= Electric Raceabout =

All-electric sports car

The Electric Raceabout (ERA) is an all-electric sports car developed by the Helsinki Metropolia University of Applied Sciences. It contains lithium-titanate batteries, four direct-drive electric motors, and a carbon fiber monocoque chassis with steel sub-frames.

The ERA has an operational range of 200 km. Its total weight is 1700 kg with a 550 kg battery pack. The power output of its engines is 200 kW with a peak output of 300 kW / 10 seconds. The engine's nominal torque is 1000 Nm with a peak torque of 3200 Nm. The ERA has a top speed of 200 km/h with 0-100 km acceleration in 6.0 seconds.

The ERA was introduced in the summer of 2009 with a target to reach low-volume production.

The ERA took part in the Automotive X Prize competition and came in second in its class.

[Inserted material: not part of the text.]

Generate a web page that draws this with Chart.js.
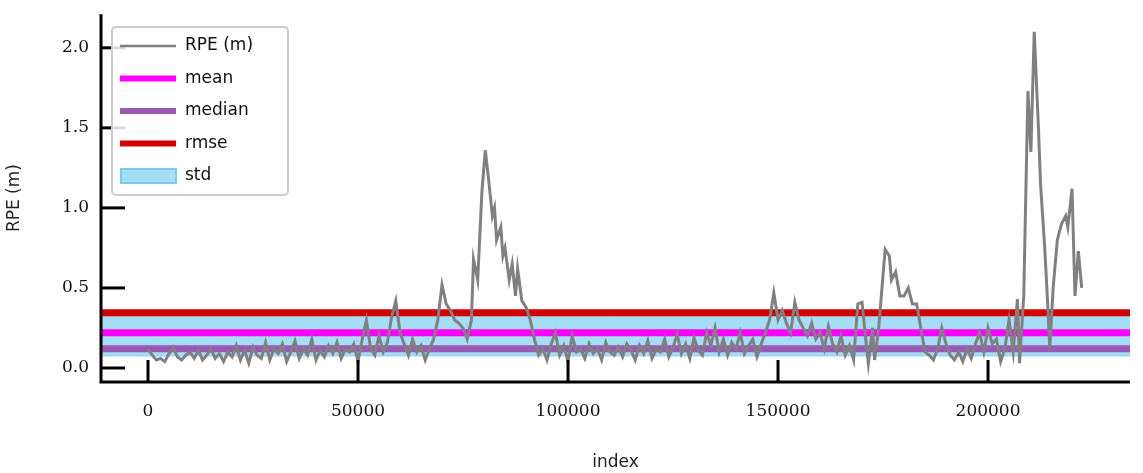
<!DOCTYPE html>
<html><head><meta charset="utf-8">
<script src="https://cdn.jsdelivr.net/npm/chart.js@4/dist/chart.umd.min.js"></script>
<style>html,body{margin:0;padding:0;background:#fff}#w{width:1143px;height:473px}</style>
</head><body><div id="w"><canvas id="c"></canvas></div>
<script>
const indexK = [0,1,2,3,4,5,6,7,8,9,10,11,12,13,14,15,16,17,18,19,20,21,22,23,24,25,26,27,28,29,30,31,32,33,34,35,36,37,38,39,40,41,42,43,44,45,46,47,48,49,50,51,52,53,54,55,56,57,58,59,60,61,62,63,64,65,66,67,68,69,70,71,72,73,74,75,76,77,77.5,78.5,79.5,80.3,81,82,82.5,83,84,84.5,85,86,86.7,87.5,88,89,90,91,92,93,94,95,96,97,98,99,100,101,102,103,104,105,106,107,108,109,110,111,112,113,114,115,116,117,118,119,120,121,122,123,124,125,126,127,128,129,130,131,132,133,134,135,136,137,138,139,140,141,142,143,144,145,146,147,148,149,150,151,152,153,154,155,156,157,158,159,160,161,162,163,164,165,166,167,168,169,170,171,171.5,172.5,173,174,175.5,176.5,177,178,179,180,181,182,183,184,185,186,187,188,189,190,191,192,193,194,195,196,197,198,199,200,201,202,203,204,205,206,207,207.5,208.5,209.5,210.2,211,212,212.5,213.5,214.2,214.7,215.5,216.5,217.5,218.5,219,220,220.7,221.5,222.3];
const rpe = [0.12,0.08,0.05,0.06,0.04,0.09,0.13,0.07,0.05,0.08,0.10,0.06,0.11,0.05,0.08,0.12,0.06,0.09,0.04,0.10,0.07,0.14,0.05,0.11,0.03,0.13,0.08,0.06,0.16,0.05,0.12,0.09,0.15,0.04,0.10,0.17,0.06,0.12,0.08,0.18,0.05,0.11,0.07,0.14,0.09,0.16,0.06,0.12,0.10,0.15,0.04,0.18,0.30,0.12,0.08,0.20,0.10,0.16,0.32,0.42,0.22,0.15,0.08,0.18,0.10,0.14,0.05,0.12,0.18,0.30,0.52,0.40,0.36,0.30,0.28,0.25,0.18,0.30,0.68,0.55,1.10,1.36,1.20,0.95,1.00,0.80,0.88,0.70,0.75,0.55,0.65,0.45,0.62,0.42,0.38,0.30,0.18,0.08,0.12,0.05,0.15,0.22,0.08,0.14,0.04,0.20,0.10,0.12,0.06,0.15,0.09,0.12,0.05,0.16,0.10,0.08,0.13,0.07,0.15,0.11,0.05,0.14,0.09,0.17,0.06,0.12,0.10,0.18,0.07,0.13,0.21,0.09,0.15,0.06,0.19,0.11,0.08,0.22,0.14,0.25,0.10,0.18,0.08,0.16,0.12,0.22,0.09,0.14,0.18,0.07,0.15,0.22,0.30,0.47,0.30,0.36,0.28,0.22,0.41,0.30,0.25,0.20,0.28,0.18,0.22,0.12,0.26,0.15,0.10,0.20,0.08,0.14,0.05,0.40,0.41,0.15,0.03,0.25,0.05,0.26,0.74,0.70,0.55,0.60,0.45,0.45,0.50,0.40,0.40,0.25,0.10,0.08,0.05,0.12,0.25,0.15,0.08,0.05,0.10,0.04,0.12,0.06,0.15,0.22,0.10,0.25,0.15,0.18,0.04,0.12,0.30,0.10,0.43,0.03,0.45,1.73,1.35,2.10,1.50,1.15,0.75,0.40,0.12,0.50,0.80,0.90,0.95,0.88,1.12,0.45,0.73,0.50];
const stats = {mean:0.22, median:0.12, rmse:0.345, stdLow:0.075, stdHigh:0.32};
const xTicks = [0,50000,100000,150000,200000];
const yTicks = [0.0,0.5,1.0,1.5,2.0];
const XMIN=-11190, XMAX=233800, YMIN=-0.0875, YMAX=2.21;

const hline = v => [{x:XMIN,y:v},{x:XMAX,y:v}];
const legendItems = [
 {label:'RPE (m)', color:'#808080', w:2.5},
 {label:'mean', color:'#ff00ff', w:6},
 {label:'median', color:'#9b59b6', w:6},
 {label:'rmse', color:'#d40000', w:6},
 {label:'std', band:true}
];
const deco = {
 id:'deco',
 afterDraw(ch){
  const c=ch.ctx, xs=ch.scales.x, ys=ch.scales.y, a=ch.chartArea;
  c.save();
  c.strokeStyle='#000'; c.lineWidth=3;
  c.beginPath();
  c.moveTo(a.left,a.top); c.lineTo(a.left,a.bottom); c.lineTo(a.right,a.bottom);
  c.stroke();
  yTicks.forEach(v=>{const y=ys.getPixelForValue(v);c.beginPath();c.moveTo(a.left,y);c.lineTo(a.left+24,y);c.stroke();});
  xTicks.forEach(v=>{const x=xs.getPixelForValue(v);c.beginPath();c.moveTo(x,a.bottom);c.lineTo(x,a.bottom-22);c.stroke();});
  const lx=112, ly=27, lw=176, lh=168;
  c.fillStyle='rgba(255,255,255,0.85)'; c.strokeStyle='#cccccc'; c.lineWidth=2;
  c.beginPath(); c.roundRect(lx,ly,lw,lh,4); c.fill(); c.stroke();
  c.font='17px "DejaVu Sans"'; c.textBaseline='middle'; c.textAlign='left';
  legendItems.forEach((it,i)=>{
   const y=46+i*32.5;
   if(it.band){c.fillStyle='#a6dcf5';c.strokeStyle='#7ccbef';c.lineWidth=2;c.fillRect(121,y-7,55,14);c.strokeRect(121,y-7,55,14);}
   else{c.strokeStyle=it.color;c.lineWidth=it.w;c.beginPath();c.moveTo(120,y);c.lineTo(176,y);c.stroke();}
   c.fillStyle='#111'; c.fillText(it.label,185,y);
  });
  c.restore();
 }
};
new Chart(document.getElementById('c'),{
 type:'line',
 data:{datasets:[
  {data:hline(stats.stdLow),borderColor:'#8fd3f3',borderWidth:1,pointRadius:0,fill:false,order:5},
  {data:hline(stats.stdHigh),borderColor:'#8fd3f3',borderWidth:1,pointRadius:0,fill:'-1',backgroundColor:'rgba(160,218,245,0.95)',order:5},
  {data:hline(stats.median),borderColor:'#9b59b6',borderWidth:7,pointRadius:0,order:4},
  {data:hline(stats.mean),borderColor:'#ff00ff',borderWidth:7,pointRadius:0,order:3},
  {data:hline(stats.rmse),borderColor:'#d40000',borderWidth:7,pointRadius:0,order:2},
  {data:indexK.map((k,i)=>({x:k*1000,y:rpe[i]})),borderColor:'#808080',borderWidth:3,pointRadius:0,tension:0,order:1}
 ]},
 options:{
  responsive:true,maintainAspectRatio:false,animation:false,
  layout:{padding:{top:14,right:13,left:0,bottom:0}},
  plugins:{legend:{display:false},tooltip:{enabled:false}},
  scales:{
   x:{type:'linear',min:XMIN,max:XMAX,
      afterBuildTicks:s=>{s.ticks=xTicks.map(v=>({value:v}));},
      afterFit:s=>{s.height=91;},
      grid:{display:false},border:{display:false},
      ticks:{padding:11,color:'#111',font:{family:'DejaVu Serif',size:17},callback:v=>String(v)},
      title:{display:true,text:'index',color:'#222',font:{family:'DejaVu Sans',size:17},padding:{top:2,bottom:0}}},
   y:{min:YMIN,max:YMAX,
      afterBuildTicks:s=>{s.ticks=yTicks.map(v=>({value:v}));},
      afterFit:s=>{s.width=101;},
      grid:{display:false},border:{display:false},
      ticks:{padding:4,color:'#111',font:{family:'DejaVu Serif',size:17},callback:v=>v.toFixed(1)},
      title:{display:true,text:'RPE (m)',color:'#222',font:{family:'DejaVu Sans',size:17},padding:{bottom:6}}}
  }
 },
 plugins:[deco]
});
</script></body></html>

ERA made a new road-legal electric vehicle lap record in Nürburgring Nordschleife in September 2011.

In the winter of 2011–2012, the ERA had its inverters, aerodynamics, and power steering upgraded - after improvements, ERA's total motor power of 282 kW was measured on the dynamometer. In March 2012, the ERA topped a speed of 260 km/h while driving on the ice at Lake Ukonjärvi, Inari. With an average speed of 252 km/h, the ERA is the fastest EV on ice. The ERA was parked outside in freezing temperatures before the event, proving that an EV can operate in freezing temperatures.

Chinese car manufacturer AET is planning to produce electric cars based on ERA technology.